* Required task: Using the entries below, restate word for word only the lines from the one with "Write a LaTeX" to the final line, leaving the pictures out.

* Data provided:
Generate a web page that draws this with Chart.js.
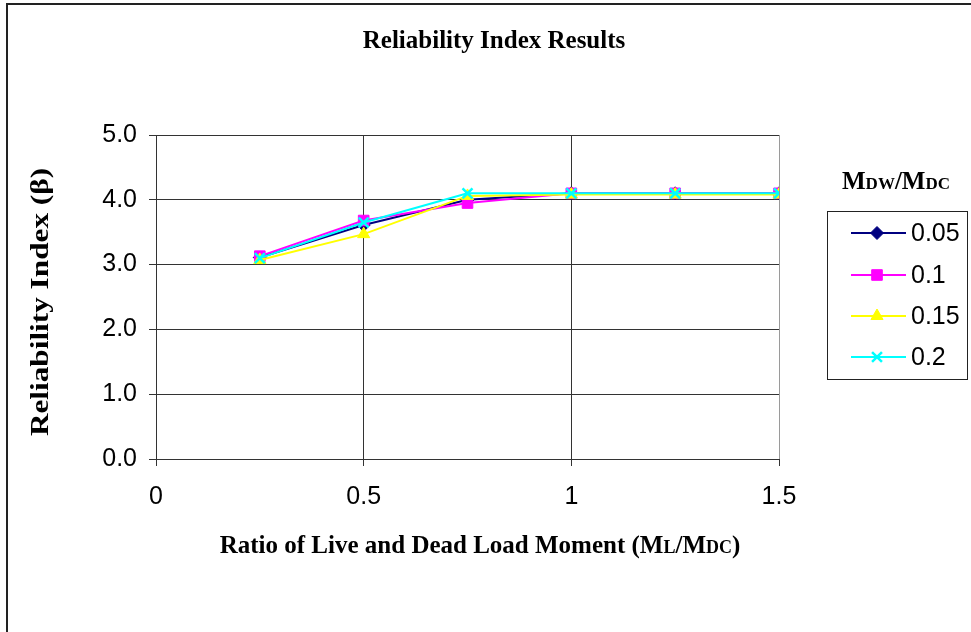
<!DOCTYPE html>
<html>
<head>
<meta charset="utf-8">
<script src="https://cdn.jsdelivr.net/npm/chart.js@4"></script>
<style>
  html, body { margin: 0; padding: 0; background: #fff; }
  canvas { display: block; }
</style>
</head>
<body>
<canvas id="grafico" width="971" height="632"></canvas>
<script>
// data
let ratios = [0.25, 0.5, 0.75, 1, 1.25, 1.5];
let beta005 = [3.11, 3.61, 4.00, 4.10, 4.10, 4.10];
let beta010 = [3.13, 3.68, 3.95, 4.10, 4.10, 4.10];
let beta015 = [3.07, 3.47, 4.06, 4.08, 4.08, 4.08];
let beta020 = [3.10, 3.65, 4.10, 4.10, 4.10, 4.10];
let seriesNames = ['0.05', '0.1', '0.15', '0.2'];
let xTicks = [0, 0.5, 1, 1.5];
let yTicks = [0, 1, 2, 3, 4, 5];

const serif = '"Liberation Serif", "Times New Roman", serif';
const sans = '"Liberation Sans", Arial, sans-serif';
const radios = {rectRot: 6.5, rect: 7.5, triangle: 7, crossRot: 7};

function pares(valores) {
    return ratios.map((r, i) => ({x: r, y: valores[i]}));
}

function serie(nombre, valores, color, estilo, orden) {
    return {
        label: nombre,
        data: pares(valores),
        borderColor: color,
        backgroundColor: color,
        borderWidth: 2,
        pointStyle: estilo,
        pointRadius: radios[estilo],
        pointBorderWidth: estilo === 'crossRot' ? 2.5 : 1,
        tension: 0,
        order: orden   // later series drawn on top, like the original
    };
}

// text with small-caps pieces: [text, size]
function textoMixto(ctx, partes, x, y, align) {
    let total = 0;
    partes.forEach(p => {
        ctx.font = 'bold ' + p[1] + 'px ' + serif;
        total += ctx.measureText(p[0]).width;
    });
    let cx = align === 'center' ? x - total / 2 : x;
    ctx.textAlign = 'left';
    partes.forEach(p => {
        ctx.font = 'bold ' + p[1] + 'px ' + serif;
        ctx.fillText(p[0], cx, y);
        cx += ctx.measureText(p[0]).width;
    });
}

const decorado = {
    id: 'decorado',
    afterDraw(chart) {
        const ctx = chart.ctx;
        ctx.save();
        // outer frame
        ctx.strokeStyle = '#222';
        ctx.lineWidth = 2;
        ctx.strokeRect(7, 4, 1000, 700);

        ctx.fillStyle = '#000';
        ctx.textBaseline = 'alphabetic';
        // title
        ctx.font = 'bold 25px ' + serif;
        ctx.textAlign = 'center';
        ctx.fillText('Reliability Index Results', 494, 48);

        // x title
        textoMixto(ctx, [['Ratio of Live and Dead Load Moment (M', 25], ['L', 18], ['/M', 25], ['DC', 18], [')', 25]], 480, 553, 'center');

        // y title
        ctx.save();
        ctx.translate(48, 302);
        ctx.rotate(-Math.PI / 2);
        ctx.scale(1.25, 1);
        ctx.font = 'bold 25px ' + serif;
        ctx.textAlign = 'center';
        ctx.fillText('Reliability Index (\u03b2)', 0, 0);
        ctx.restore();

        // legend title
        textoMixto(ctx, [['M', 25], ['DW', 17], ['/M', 25], ['DC', 17]], 896, 189, 'center');

        // legend box
        ctx.strokeStyle = '#222';
        ctx.lineWidth = 1;
        ctx.strokeRect(827.5, 211.5, 140, 168);
        const filas = [233, 275, 316, 357];
        chart.data.datasets.forEach((ds, i) => {
            const y = filas[i];
            ctx.strokeStyle = ds.borderColor;
            ctx.lineWidth = 2;
            ctx.beginPath();
            ctx.moveTo(851, y);
            ctx.lineTo(906, y);
            ctx.stroke();
            ctx.fillStyle = ds.backgroundColor;
            ctx.lineWidth = ds.pointBorderWidth;
            Chart.helpers.drawPoint(ctx, {pointStyle: ds.pointStyle, radius: ds.pointRadius, borderWidth: ds.pointBorderWidth, rotation: 0}, 877, y);
            ctx.fillStyle = '#000';
            ctx.font = '25px ' + sans;
            ctx.textAlign = 'left';
            ctx.textBaseline = 'middle';
            ctx.fillText(ds.label, 911, y + 1);
        });
        ctx.restore();
    }
};

let grafica = document.getElementById('grafico').getContext('2d');
let parametros = {
    type: 'line',
    data: {
        datasets: [
            serie(seriesNames[0], beta005, '#000080', 'rectRot', 3),
            serie(seriesNames[1], beta010, '#ff00ff', 'rect', 2),
            serie(seriesNames[2], beta015, '#ffff00', 'triangle', 1),
            serie(seriesNames[3], beta020, '#00ffff', 'crossRot', 0)
        ]
    },
    options: {
        responsive: false,
        animation: false,
        layout: {padding: {left: 0, top: 135, right: 192, bottom: 0}},
        plugins: {
            legend: {display: false},
            title: {display: false},
            tooltip: {enabled: false}
        },
        scales: {
            x: {
                type: 'linear',
                min: 0,
                max: 1.5,
                afterBuildTicks: s => { s.ticks = xTicks.map(v => ({value: v})); },
                afterFit: s => { s.height = 173; },
                ticks: {
                    color: '#000',
                    font: {family: sans, size: 25},
                    padding: 16,
                    maxRotation: 0,
                    callback: v => String(v)
                },
                grid: {
                    color: c => (c.tick && c.tick.value === 1.5) ? '#9a9a9a' : '#333',
                    lineWidth: 1,
                    tickLength: 7,
                    tickColor: '#333'
                },
                border: {color: '#333', width: 1}
            },
            y: {
                min: 0,
                max: 5,
                afterBuildTicks: s => { s.ticks = yTicks.map(v => ({value: v})); },
                afterFit: s => { s.width = 156; },
                ticks: {
                    color: '#000',
                    font: {family: sans, size: 25},
                    padding: 12,
                    callback: v => v.toFixed(1)
                },
                grid: {
                    color: '#333',
                    lineWidth: 1,
                    tickLength: 7,
                    tickColor: '#333'
                },
                border: {color: '#333', width: 1}
            }
        }
    },
    plugins: [decorado]
};
var resultados = new Chart(grafica, parametros);
</script>
</body>
</html>
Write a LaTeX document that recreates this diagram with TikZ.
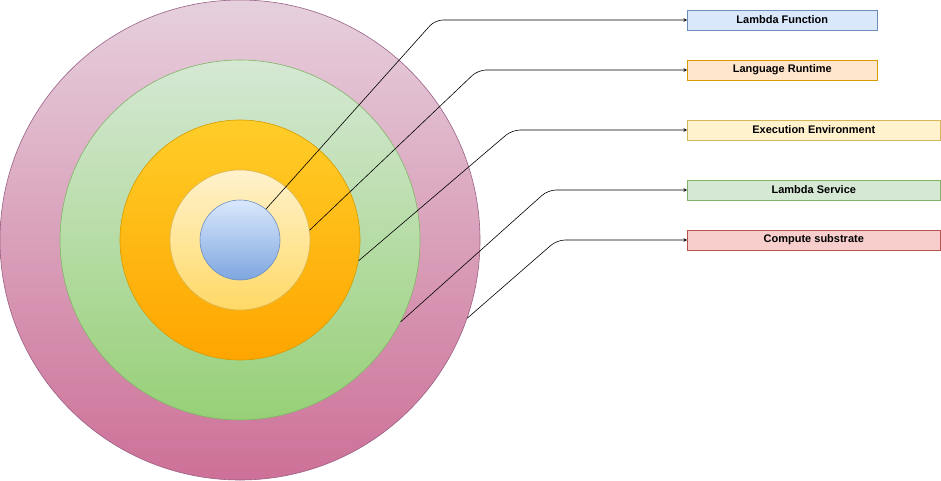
\documentclass[tikz,border=0pt]{standalone}
\usepackage{fontspec}
\setmainfont{Liberation Sans}
\begin{document}
\begin{tikzpicture}[x=1pt,y=-1pt,
  ring/.style={circle,inner sep=0pt,line width=0.6pt},
  lbl/.style={draw,line width=0.6pt,minimum height=20pt,inner sep=0pt,anchor=west,font=\bfseries\fontsize{11}{12}\selectfont},
  conn/.style={-stealth,line width=0.6pt,rounded corners=8pt}]
\definecolor{o1}{HTML}{E6D0DE}\definecolor{o2}{HTML}{CD7097}\definecolor{ob}{HTML}{996185}
\definecolor{g1}{HTML}{D5E8D4}\definecolor{g2}{HTML}{97D077}\definecolor{gb}{HTML}{82B366}
\definecolor{r1}{HTML}{FFCD28}\definecolor{r2}{HTML}{FFA500}\definecolor{rb}{HTML}{D79B00}
\definecolor{y1}{HTML}{FFF2CC}\definecolor{y2}{HTML}{FFD966}\definecolor{yb}{HTML}{D6B656}
\definecolor{b1}{HTML}{DAE8FC}\definecolor{b2}{HTML}{7EA6E0}\definecolor{bb}{HTML}{6C8EBF}
\definecolor{lo}{HTML}{FFE6CC}\definecolor{pk}{HTML}{F8CECC}\definecolor{pkb}{HTML}{B85450}
\useasboundingbox (0,0) rectangle (941,481);
\node[ring,minimum size=480pt,draw=ob,top color=o1,bottom color=o2] (outer) at (240,240) {};
\node[ring,minimum size=360pt,draw=gb,top color=g1,bottom color=g2] (green) at (240,240) {};
\node[ring,minimum size=240pt,draw=rb,top color=r1,bottom color=r2] (orange) at (240,240) {};
\node[ring,minimum size=140pt,draw=yb,top color=y1,bottom color=y2] (yellow) at (240,240) {};
\node[ring,minimum size=80pt,draw=bb,top color=b1,bottom color=b2] (blue) at (240,240) {};
\node[lbl,fill=b1,draw=bb,minimum width=190pt] (lf) at (687,20) {Lambda Function};
\node[lbl,fill=lo,draw=rb,minimum width=190pt] (lr) at (687,70) {Language Runtime};
\node[lbl,fill=y1,draw=yb,minimum width=253pt] (ee) at (687,130) {Execution Environment};
\node[lbl,fill=g1,draw=gb,minimum width=253pt] (ls) at (687,190) {Lambda Service};
\node[lbl,fill=pk,draw=pkb,minimum width=253pt] (cs) at (687,240) {Compute substrate};
\draw[conn] (blue.50) -- (435,20) -- (lf.west);
\draw[conn] (yellow.8) -- (478,70) -- (lr.west);
\draw[conn] (orange.-10) -- (512,130) -- (ee.west);
\draw[conn] (green.-27) -- (548,190) -- (ls.west);
\draw[conn] (outer.-19) -- (557,240) -- (cs.west);
\end{tikzpicture}
\end{document}
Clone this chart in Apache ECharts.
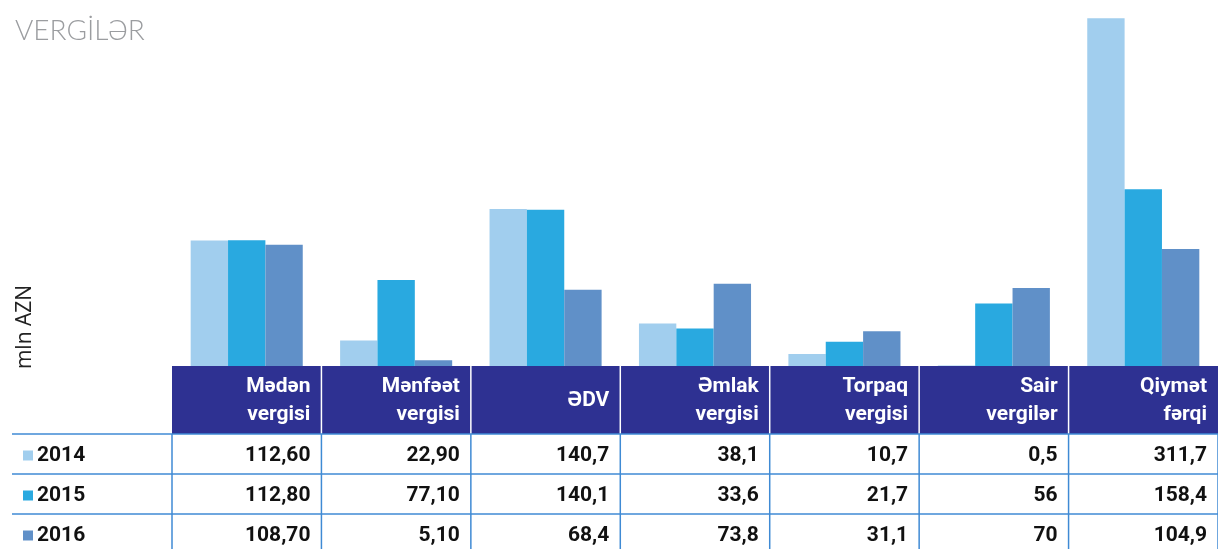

* Problem solution:
Write a LaTeX document that recreates this diagram with TikZ.
\documentclass[tikz,border=0pt]{standalone}
\usepackage{fontspec}
\setmainfont{Liberation Sans}
\begin{document}
\begin{tikzpicture}[x=1pt,y=-1pt,
  ring/.style={circle,inner sep=0pt,line width=0.6pt},
  lbl/.style={draw,line width=0.6pt,minimum height=20pt,inner sep=0pt,anchor=west,font=\bfseries\fontsize{11}{12}\selectfont},
  conn/.style={-stealth,line width=0.6pt,rounded corners=8pt}]
\definecolor{o1}{HTML}{E6D0DE}\definecolor{o2}{HTML}{CD7097}\definecolor{ob}{HTML}{996185}
\definecolor{g1}{HTML}{D5E8D4}\definecolor{g2}{HTML}{97D077}\definecolor{gb}{HTML}{82B366}
\definecolor{r1}{HTML}{FFCD28}\definecolor{r2}{HTML}{FFA500}\definecolor{rb}{HTML}{D79B00}
\definecolor{y1}{HTML}{FFF2CC}\definecolor{y2}{HTML}{FFD966}\definecolor{yb}{HTML}{D6B656}
\definecolor{b1}{HTML}{DAE8FC}\definecolor{b2}{HTML}{7EA6E0}\definecolor{bb}{HTML}{6C8EBF}
\definecolor{lo}{HTML}{FFE6CC}\definecolor{pk}{HTML}{F8CECC}\definecolor{pkb}{HTML}{B85450}
\useasboundingbox (0,0) rectangle (941,481);
\node[ring,minimum size=480pt,draw=ob,top color=o1,bottom color=o2] (outer) at (240,240) {};
\node[ring,minimum size=360pt,draw=gb,top color=g1,bottom color=g2] (green) at (240,240) {};
\node[ring,minimum size=240pt,draw=rb,top color=r1,bottom color=r2] (orange) at (240,240) {};
\node[ring,minimum size=140pt,draw=yb,top color=y1,bottom color=y2] (yellow) at (240,240) {};
\node[ring,minimum size=80pt,draw=bb,top color=b1,bottom color=b2] (blue) at (240,240) {};
\node[lbl,fill=b1,draw=bb,minimum width=190pt] (lf) at (687,20) {Lambda Function};
\node[lbl,fill=lo,draw=rb,minimum width=190pt] (lr) at (687,70) {Language Runtime};
\node[lbl,fill=y1,draw=yb,minimum width=253pt] (ee) at (687,130) {Execution Environment};
\node[lbl,fill=g1,draw=gb,minimum width=253pt] (ls) at (687,190) {Lambda Service};
\node[lbl,fill=pk,draw=pkb,minimum width=253pt] (cs) at (687,240) {Compute substrate};
\draw[conn] (blue.50) -- (435,20) -- (lf.west);
\draw[conn] (yellow.8) -- (478,70) -- (lr.west);
\draw[conn] (orange.-10) -- (512,130) -- (ee.west);
\draw[conn] (green.-27) -- (548,190) -- (ls.west);
\draw[conn] (outer.-19) -- (557,240) -- (cs.west);
\end{tikzpicture}
\end{document}
Clone this chart in Apache ECharts.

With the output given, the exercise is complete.